For high-temperature applications, consult material-specific data from sources like the NIST Materials Measurement Laboratory and apply appropriate derating factors to your allowable stress values.

What’s the difference between polar moment of inertia and area moment of inertia?

The polar moment of inertia (J) and area moment of inertia (I) both describe a shape’s resistance to deformation, but for different loading types:

• Polar Moment (J): Measures resistance to torsional deformation about an axis perpendicular to the cross-section. Calculated as J = ∫(r²)dA where r is the radial distance from the center.
• Area Moment (I): Measures resistance to bending about an axis in the plane of the cross-section. Calculated as I = ∫(y²)dA where y is the distance from the neutral axis.

For circular sections, J = 2I (about any diameter), but for rectangular sections, J = Iₓ + Iᵧ where Iₓ and Iᵧ are the area moments about the principal axes.

How do I account for keyways or splines in torque calculations?

Keyways and splines create stress concentrations that can reduce torque capacity by 30-50%. To account for these:

1. Calculate the nominal torque capacity without stress concentrations
2. Apply a stress concentration factor (Kₜ) typically ranging from 1.5 to 3.0 depending on the geometry
3. Divide the nominal capacity by Kₜ to get the effective torque capacity

For precise calculations, use Peterson’s Stress Concentration Factors (Pilkey, 1997) which provides empirical factors for various keyway geometries. A typical parallel keyway in a 50mm shaft might have Kₜ ≈ 2.2, reducing capacity by 55%.

Can this calculator be used for non-circular sections like I-beams or channels?

This calculator is specifically designed for solid/rectangular sections where closed-form solutions exist for the polar moment of inertia. For open sections like I-beams, channels, or angles:

• The torsion behavior becomes more complex due to warping
• You must separate the total torque into Saint-Venant torsion (pure torsion) and warping torsion components
• Specialized software or advanced hand calculations using the Prandtl stress function are typically required

For thin-walled open sections, you can approximate J ≈ (1/3)Σ(bₜtₜ³) where bₜ and tₜ are the length and thickness of each segment, but this often underestimates actual capacity by 20-40%.

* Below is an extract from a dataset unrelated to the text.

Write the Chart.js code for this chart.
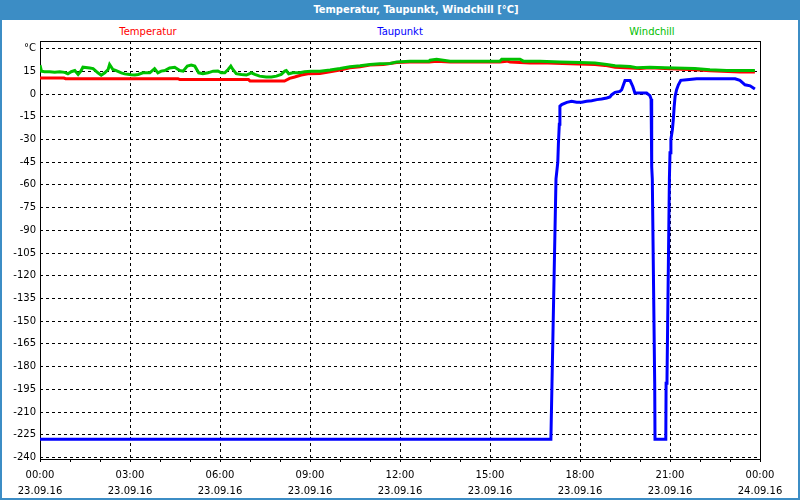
<!DOCTYPE html>
<html>
<head>
<meta charset="utf-8">
<script src="https://cdn.jsdelivr.net/npm/chart.js@4/dist/chart.umd.min.js"></script>
<style>
    html, body { margin: 0; padding: 0; background: #fff; }
    #frame {
        position: relative; width: 800px; height: 500px; box-sizing: border-box;
        border: 2px solid #3c8dc5; border-top: 0; background: #fff; overflow: hidden;
        font-family: 'DejaVu Sans', sans-serif;
    }
    #titlebar {
        position: absolute; left: -2px; top: 0; width: 800px; height: 20px; background: #3c8dc5;
        color: #fff; font: bold 11px 'DejaVu Sans Condensed', 'DejaVu Sans', sans-serif;
        line-height: 20px;
    }
    #titlebar span { position: absolute; left: 416px; transform: translateX(-50%); white-space: nowrap; }
    .leg { position: absolute; top: 25px; font-size: 10px; line-height: 14px; transform: translateX(-50%); white-space: nowrap; }
    #chartBox { position: absolute; left: 0; top: 18px; width: 796px; height: 477px; }
</style>
</head>
<body>
<div id="frame">
    <div id="titlebar"><span>Temperatur, Taupunkt, Windchill [°C]</span></div>
    <span class="leg" style="left:146px;color:#ff0000">Temperatur</span>
    <span class="leg" style="left:398px;color:#0000ff">Taupunkt</span>
    <span class="leg" style="left:650px;color:#00c000">Windchill</span>
    <div id="chartBox"><canvas id="tempChart" width="796" height="477"></canvas></div>
</div>
<script>
// hours since 23.09.16 00:00
const tempHours = [0, 0.8, 0.85, 4.6, 4.66, 6.95, 7.0, 8.15, 8.32, 8.49, 8.71, 8.93, 9.33, 9.67, 10.0, 10.33, 10.67, 11.0, 11.44, 11.67, 11.89, 12.33, 12.97, 13.22, 13.67, 15.33, 15.56, 15.67, 16.33, 16.67, 17.67, 18.5, 18.83, 19.17, 20.0, 20.33, 20.83, 21.83, 22.33, 23.33, 23.83];
const tempValues = [10.5, 10.5, 10.1, 10.1, 9.5, 9.5, 8.6, 8.6, 10.3, 11.2, 12.5, 13.4, 13.6, 14.7, 15.8, 17.3, 18.0, 19.1, 19.5, 20.1, 20.8, 21.2, 21.2, 21.7, 21.2, 21.2, 21.7, 21.2, 20.4, 20.6, 20.0, 19.5, 18.9, 17.7, 16.9, 17.3, 16.9, 16.0, 15.4, 14.5, 14.5];

const dewHours = [0, 17.03, 17.2, 17.26, 17.28, 17.31, 17.33, 17.39, 17.56, 17.72, 17.89, 18.06, 18.22, 18.39, 18.56, 18.72, 18.89, 19.0, 19.06, 19.17, 19.33, 19.39, 19.5, 19.67, 19.76, 19.83, 20.22, 20.33, 20.37, 20.39, 20.41, 20.49, 20.5, 20.86, 20.87, 20.9, 20.98, 21.0, 21.03, 21.08, 21.11, 21.14, 21.17, 21.22, 21.28, 21.36, 21.56, 21.89, 23.17, 23.33, 23.5, 23.67, 23.83];
const dewValues = [-228, -228, -56, -45, -33, -20, -8.1, -7.0, -5.5, -4.8, -5.5, -5.5, -4.8, -4.4, -3.7, -3.3, -2.6, -2.0, -0.45, 1.1, 1.7, 2.8, 8.9, 8.9, 5.0, 0.64, 0.64, -1.1, -3.3, -48, -56, -191, -228, -228, -191, -188, -56, -38.8, -30, -23.5, -16.9, -8.1, -1.6, 2.8, 6.1, 9.0, 9.4, 10.1, 10.1, 9.0, 6.1, 5.4, 3.3];

const chillHours = [0, 0.05, 0.15, 0.32, 0.49, 0.66, 0.82, 0.93, 1.04, 1.16, 1.27, 1.36, 1.43, 1.66, 1.77, 1.93, 2.04, 2.16, 2.27, 2.32, 2.43, 2.54, 2.71, 2.82, 2.93, 3.04, 3.16, 3.27, 3.43, 3.66, 3.82, 3.93, 4.04, 4.16, 4.32, 4.49, 4.66, 4.77, 4.91, 5.04, 5.16, 5.29, 5.43, 5.6, 5.77, 5.93, 6.04, 6.16, 6.27, 6.36, 6.43, 6.54, 6.71, 6.88, 6.99, 7.04, 7.16, 7.32, 7.54, 7.71, 7.88, 8.04, 8.16, 8.21, 8.29, 8.43, 8.66, 8.82, 9.04, 9.33, 9.67, 10.0, 10.33, 10.67, 11.0, 11.33, 11.67, 11.89, 12.33, 12.97, 13.0, 13.22, 13.67, 15.33, 15.39, 16.0, 16.11, 16.67, 17.33, 18.0, 18.5, 18.89, 19.17, 19.67, 19.89, 20.33, 20.83, 21.83, 22.33, 22.89, 23.83];
const chillValues = [19.0, 15.0, 14.7, 14.7, 14.3, 14.7, 14.3, 13.4, 14.7, 15.5, 12.9, 15.1, 17.7, 17.2, 16.8, 14.0, 12.4, 14.0, 16.2, 19.5, 16.2, 15.5, 14.0, 13.3, 13.0, 12.7, 12.5, 12.9, 14.0, 14.0, 16.8, 14.0, 15.1, 15.5, 17.2, 17.7, 15.5, 15.1, 18.4, 19.1, 18.4, 14.0, 13.4, 14.0, 15.1, 15.2, 14.0, 14.0, 16.2, 18.4, 16.2, 13.4, 12.9, 12.5, 13.4, 14.0, 12.9, 11.8, 11.2, 11.2, 11.8, 12.9, 15.1, 15.5, 13.4, 14.0, 14.0, 14.7, 15.1, 15.1, 15.8, 16.8, 18.0, 18.6, 19.5, 19.9, 20.1, 21.2, 21.7, 21.7, 22.3, 23.0, 21.7, 21.7, 23.0, 23.0, 21.7, 21.7, 21.2, 20.8, 20.4, 19.5, 18.6, 18.1, 17.3, 17.7, 17.3, 16.9, 16.0, 15.5, 15.5];

const yTicks = [-240, -225, -210, -195, -180, -165, -150, -135, -120, -105, -90, -75, -60, -45, -30, -15, 0, 15, 30];
const xTickHours = [0, 3, 6, 9, 12, 15, 18, 21, 24];
const xTickTimes = ['00:00', '03:00', '06:00', '09:00', '12:00', '15:00', '18:00', '21:00', '00:00'];
const xTickDates = ['23.09.16', '23.09.16', '23.09.16', '23.09.16', '23.09.16', '23.09.16', '23.09.16', '23.09.16', '24.09.16'];

const toPoints = (hs, vs) => hs.map((h, i) => ({ x: h, y: vs[i] }));
const axisFont = { family: "'DejaVu Sans', sans-serif", size: 10 };

// black frame round the plot area
const plotFrame = {
    id: 'plotFrame',
    beforeDatasetsDraw(chart) {
        const a = chart.chartArea, ctx = chart.ctx;
        ctx.save();
        ctx.strokeStyle = '#000';
        ctx.lineWidth = 1;
        ctx.strokeRect(Math.round(a.left) + 0.5, Math.round(a.top) + 0.5, Math.round(a.right - a.left), Math.round(a.bottom - a.top));
        ctx.restore();
    }
};

new Chart(document.getElementById('tempChart').getContext('2d'), {
    type: 'line',
    data: {
        datasets: [
            { label: 'Temperatur', data: toPoints(tempHours, tempValues), borderColor: '#ff0000', borderWidth: 3, pointRadius: 0, tension: 0, order: 2 },
            { label: 'Taupunkt', data: toPoints(dewHours, dewValues), borderColor: '#0000ff', borderWidth: 3, pointRadius: 0, tension: 0, order: 0 },
            { label: 'Windchill', data: toPoints(chillHours, chillValues), borderColor: '#00c000', borderWidth: 3, pointRadius: 0, tension: 0, order: 1 }
        ]
    },
    options: {
        responsive: false,
        animation: false,
        layout: { padding: { top: 23, right: 38, left: 0, bottom: 0 } },
        plugins: { legend: { display: false }, tooltip: { enabled: false } },
        scales: {
            x: {
                type: 'linear', min: 0, max: 24,
                afterBuildTicks: s => { s.ticks = Array.from({ length: 25 }, (_, h) => ({ value: h })); },
                afterFit: s => { s.height = 36; },
                ticks: {
                    autoSkip: false, maxRotation: 0, minRotation: 0, padding: 5, color: '#000',
                    font: { ...axisFont, lineHeight: 1.6 },
                    callback: v => {
                        const i = xTickHours.indexOf(v);
                        return i < 0 ? '' : [xTickTimes[i], xTickDates[i]];
                    }
                },
                grid: {
                    color: c => (c.tick && c.tick.value % 3 === 0) ? '#000' : 'rgba(0,0,0,0)',
                    tickColor: '#000', tickLength: 3, tickBorderDash: []
                },
                border: { display: false, dash: [3, 3] }
            },
            y: {
                min: -241, max: 35,
                afterBuildTicks: s => { s.ticks = yTicks.map(v => ({ value: v })); },
                afterFit: s => { s.width = 38; },
                ticks: { padding: 4, color: '#000', font: axisFont, callback: v => v === 30 ? '°C' : String(v) },
                grid: { color: '#000', drawTicks: false },
                border: { display: false, dash: [3, 3] }
            }
        }
    },
    plugins: [plotFrame]
});
</script>
</body>
</html>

What safety factors should I use for torque calculations?

Recommended safety factors depend on the application criticality and loading characteristics:

Application Type	Loading Condition	Recommended Safety Factor	Notes
General Machinery	Static, well-defined loads	1.5 – 2.0	Standard for most industrial equipment
Automotive Drivetrain	Dynamic, cyclic loads	2.5 – 3.5	Account for fatigue and impact loads
Aerospace Components	Critical, weight-sensitive	1.25 – 1.5	Used with extensive testing and redundancy
Hand Tools	Occasional, manual operation	3.0 – 4.0	Account for misuse and overload
Pressure Vessel Agitators	Corrosive environment	3.5 – 5.0	Include corrosion allowance

For critical applications, always consult industry-specific standards such as ASME B106.1M for power transmission components or SAE J744 for automotive applications.

How does corrosion affect long-term torque capacity?

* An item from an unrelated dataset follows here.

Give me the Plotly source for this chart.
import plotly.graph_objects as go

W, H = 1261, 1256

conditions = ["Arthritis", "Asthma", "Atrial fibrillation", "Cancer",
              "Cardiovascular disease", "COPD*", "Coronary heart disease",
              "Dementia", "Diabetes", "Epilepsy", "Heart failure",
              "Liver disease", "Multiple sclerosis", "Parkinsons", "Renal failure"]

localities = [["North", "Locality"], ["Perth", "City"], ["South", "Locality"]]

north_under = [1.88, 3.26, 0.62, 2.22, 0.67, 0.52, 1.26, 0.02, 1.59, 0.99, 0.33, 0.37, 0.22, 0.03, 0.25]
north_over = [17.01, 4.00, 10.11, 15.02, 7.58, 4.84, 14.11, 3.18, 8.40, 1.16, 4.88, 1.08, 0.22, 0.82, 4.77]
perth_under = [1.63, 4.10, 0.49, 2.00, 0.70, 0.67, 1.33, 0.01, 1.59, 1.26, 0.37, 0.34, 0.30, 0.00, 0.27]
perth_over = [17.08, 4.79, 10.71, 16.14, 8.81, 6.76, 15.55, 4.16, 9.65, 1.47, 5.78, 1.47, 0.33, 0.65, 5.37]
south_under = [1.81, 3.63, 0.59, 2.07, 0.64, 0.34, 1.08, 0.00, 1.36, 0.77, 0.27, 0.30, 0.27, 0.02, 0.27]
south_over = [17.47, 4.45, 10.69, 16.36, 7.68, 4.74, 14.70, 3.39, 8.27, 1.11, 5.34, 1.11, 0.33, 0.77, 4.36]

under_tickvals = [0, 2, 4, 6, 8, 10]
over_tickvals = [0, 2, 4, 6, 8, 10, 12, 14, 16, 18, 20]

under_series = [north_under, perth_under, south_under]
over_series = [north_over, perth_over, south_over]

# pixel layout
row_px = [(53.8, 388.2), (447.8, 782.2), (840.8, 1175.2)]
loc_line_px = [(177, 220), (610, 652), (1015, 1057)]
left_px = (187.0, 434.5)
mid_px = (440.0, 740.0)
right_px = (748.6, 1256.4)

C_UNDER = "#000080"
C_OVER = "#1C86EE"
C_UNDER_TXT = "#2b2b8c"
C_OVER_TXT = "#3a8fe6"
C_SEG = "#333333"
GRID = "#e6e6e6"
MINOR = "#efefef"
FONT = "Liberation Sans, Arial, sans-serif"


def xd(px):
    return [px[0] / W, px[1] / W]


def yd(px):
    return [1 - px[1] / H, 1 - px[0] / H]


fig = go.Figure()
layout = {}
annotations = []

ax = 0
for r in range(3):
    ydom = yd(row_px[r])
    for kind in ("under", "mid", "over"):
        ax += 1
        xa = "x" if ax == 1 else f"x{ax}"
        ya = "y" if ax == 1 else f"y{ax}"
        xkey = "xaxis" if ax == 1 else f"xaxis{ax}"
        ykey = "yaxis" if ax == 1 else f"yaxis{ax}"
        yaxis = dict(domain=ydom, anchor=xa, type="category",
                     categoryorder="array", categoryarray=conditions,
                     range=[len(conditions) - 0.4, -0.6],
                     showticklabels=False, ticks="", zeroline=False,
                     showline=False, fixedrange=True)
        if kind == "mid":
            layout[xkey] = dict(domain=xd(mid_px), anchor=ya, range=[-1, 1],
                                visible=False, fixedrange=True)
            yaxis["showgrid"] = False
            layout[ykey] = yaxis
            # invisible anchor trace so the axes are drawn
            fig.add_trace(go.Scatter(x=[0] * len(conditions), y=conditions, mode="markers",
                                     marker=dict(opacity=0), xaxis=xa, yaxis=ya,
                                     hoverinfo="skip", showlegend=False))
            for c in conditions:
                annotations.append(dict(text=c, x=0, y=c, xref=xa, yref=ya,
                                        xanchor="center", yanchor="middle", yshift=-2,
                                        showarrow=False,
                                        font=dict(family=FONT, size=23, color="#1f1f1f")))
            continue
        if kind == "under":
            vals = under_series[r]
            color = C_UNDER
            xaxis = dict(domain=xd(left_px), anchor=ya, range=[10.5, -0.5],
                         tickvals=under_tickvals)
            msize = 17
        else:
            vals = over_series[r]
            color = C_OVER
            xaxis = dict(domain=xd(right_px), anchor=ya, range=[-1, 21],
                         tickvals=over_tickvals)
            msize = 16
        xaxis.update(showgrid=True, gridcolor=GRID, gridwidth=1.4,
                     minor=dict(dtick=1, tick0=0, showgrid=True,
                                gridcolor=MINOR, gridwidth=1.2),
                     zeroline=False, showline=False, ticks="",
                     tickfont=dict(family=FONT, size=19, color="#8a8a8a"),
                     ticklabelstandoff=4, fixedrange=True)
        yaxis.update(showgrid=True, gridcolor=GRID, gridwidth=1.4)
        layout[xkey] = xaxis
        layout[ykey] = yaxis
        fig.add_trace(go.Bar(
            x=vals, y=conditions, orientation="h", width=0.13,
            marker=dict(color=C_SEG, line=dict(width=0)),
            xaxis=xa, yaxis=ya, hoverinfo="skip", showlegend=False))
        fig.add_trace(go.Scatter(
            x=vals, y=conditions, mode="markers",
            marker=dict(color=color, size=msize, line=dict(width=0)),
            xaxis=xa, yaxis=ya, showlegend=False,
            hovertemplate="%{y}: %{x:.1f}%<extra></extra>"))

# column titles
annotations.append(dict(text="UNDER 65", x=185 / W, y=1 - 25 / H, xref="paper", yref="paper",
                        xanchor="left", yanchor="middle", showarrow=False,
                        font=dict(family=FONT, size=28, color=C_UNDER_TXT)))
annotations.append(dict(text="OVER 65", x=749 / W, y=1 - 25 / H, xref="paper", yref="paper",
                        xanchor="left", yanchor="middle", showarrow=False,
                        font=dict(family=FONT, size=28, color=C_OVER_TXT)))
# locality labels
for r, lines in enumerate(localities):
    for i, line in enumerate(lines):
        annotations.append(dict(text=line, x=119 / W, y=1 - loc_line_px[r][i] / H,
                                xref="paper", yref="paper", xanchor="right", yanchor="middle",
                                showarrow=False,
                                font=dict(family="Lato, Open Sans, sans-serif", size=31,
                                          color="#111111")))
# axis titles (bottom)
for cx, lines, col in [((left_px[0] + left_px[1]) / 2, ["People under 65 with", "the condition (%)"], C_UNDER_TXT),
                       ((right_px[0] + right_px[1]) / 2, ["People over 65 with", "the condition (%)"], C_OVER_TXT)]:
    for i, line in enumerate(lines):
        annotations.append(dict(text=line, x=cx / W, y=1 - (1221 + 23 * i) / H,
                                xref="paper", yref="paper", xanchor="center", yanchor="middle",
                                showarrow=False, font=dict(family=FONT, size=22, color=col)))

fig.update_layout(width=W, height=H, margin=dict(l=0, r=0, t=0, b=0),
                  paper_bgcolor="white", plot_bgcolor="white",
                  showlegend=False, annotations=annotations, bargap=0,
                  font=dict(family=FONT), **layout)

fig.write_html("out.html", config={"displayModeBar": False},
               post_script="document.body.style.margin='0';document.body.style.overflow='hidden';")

Corrosion reduces torque capacity through several mechanisms:

• Section Loss: Uniform corrosion reduces the effective dimensions. A 1mm loss on a 50mm diameter shaft reduces J by 15% and torque capacity proportionally.
• Pitting: Localized corrosion creates stress concentrations that can reduce capacity by 2-5× the nominal section loss.
• Material Property Changes: Some corrosion processes (like hydrogen embrittlement) reduce the material’s inherent strength.
• Fretting Corrosion: In clamped joints, microscopic movements cause oxidative wear that reduces torque transmission efficiency.

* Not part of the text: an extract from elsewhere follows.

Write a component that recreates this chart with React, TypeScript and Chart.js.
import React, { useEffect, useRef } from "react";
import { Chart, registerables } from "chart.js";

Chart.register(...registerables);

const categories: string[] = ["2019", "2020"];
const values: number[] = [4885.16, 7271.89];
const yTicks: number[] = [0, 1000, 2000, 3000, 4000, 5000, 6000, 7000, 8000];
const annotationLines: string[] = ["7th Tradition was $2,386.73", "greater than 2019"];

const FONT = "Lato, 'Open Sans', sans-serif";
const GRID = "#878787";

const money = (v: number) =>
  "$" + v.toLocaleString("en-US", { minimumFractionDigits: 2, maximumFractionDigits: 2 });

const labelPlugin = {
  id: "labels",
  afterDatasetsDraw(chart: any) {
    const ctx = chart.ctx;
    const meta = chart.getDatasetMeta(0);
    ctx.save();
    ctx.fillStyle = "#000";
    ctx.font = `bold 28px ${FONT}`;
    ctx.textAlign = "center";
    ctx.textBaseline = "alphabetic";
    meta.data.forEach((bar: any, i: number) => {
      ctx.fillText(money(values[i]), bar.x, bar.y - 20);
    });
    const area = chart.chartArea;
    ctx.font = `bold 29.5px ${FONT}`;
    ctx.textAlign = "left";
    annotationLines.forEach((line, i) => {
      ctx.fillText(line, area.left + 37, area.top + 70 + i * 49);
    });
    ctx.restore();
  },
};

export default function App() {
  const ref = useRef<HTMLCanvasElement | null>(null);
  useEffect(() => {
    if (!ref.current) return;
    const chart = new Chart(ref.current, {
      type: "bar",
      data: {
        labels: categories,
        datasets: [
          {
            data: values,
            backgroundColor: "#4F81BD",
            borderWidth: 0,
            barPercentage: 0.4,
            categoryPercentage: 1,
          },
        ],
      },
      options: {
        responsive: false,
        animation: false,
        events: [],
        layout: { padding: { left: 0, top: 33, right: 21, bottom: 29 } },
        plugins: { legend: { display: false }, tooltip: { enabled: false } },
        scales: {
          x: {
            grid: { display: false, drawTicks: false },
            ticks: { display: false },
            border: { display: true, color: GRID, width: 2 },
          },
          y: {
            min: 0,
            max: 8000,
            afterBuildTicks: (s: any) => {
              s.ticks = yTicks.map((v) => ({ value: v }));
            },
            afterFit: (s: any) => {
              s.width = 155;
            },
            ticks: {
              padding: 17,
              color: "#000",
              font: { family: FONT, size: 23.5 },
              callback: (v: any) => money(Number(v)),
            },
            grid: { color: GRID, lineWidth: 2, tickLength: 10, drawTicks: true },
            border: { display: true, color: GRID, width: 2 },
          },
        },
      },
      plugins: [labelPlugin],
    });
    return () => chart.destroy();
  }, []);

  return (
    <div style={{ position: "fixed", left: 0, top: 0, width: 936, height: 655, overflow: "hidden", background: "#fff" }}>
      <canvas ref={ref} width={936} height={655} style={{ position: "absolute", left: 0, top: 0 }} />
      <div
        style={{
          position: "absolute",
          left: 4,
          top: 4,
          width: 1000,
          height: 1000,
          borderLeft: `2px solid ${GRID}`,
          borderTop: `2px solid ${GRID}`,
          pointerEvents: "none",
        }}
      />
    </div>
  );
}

Design strategies for corrosive environments include:

1. Adding corrosion allowance (typically 1-3mm depending on environment)
2. Using corrosion-resistant materials (e.g., 316 stainless instead of carbon steel)
3. Applying protective coatings (zinc, cadmium, or specialized paints)
4. Increasing inspection frequency to detect early-stage corrosion

The NACE International provides comprehensive corrosion data and protection standards for various environments.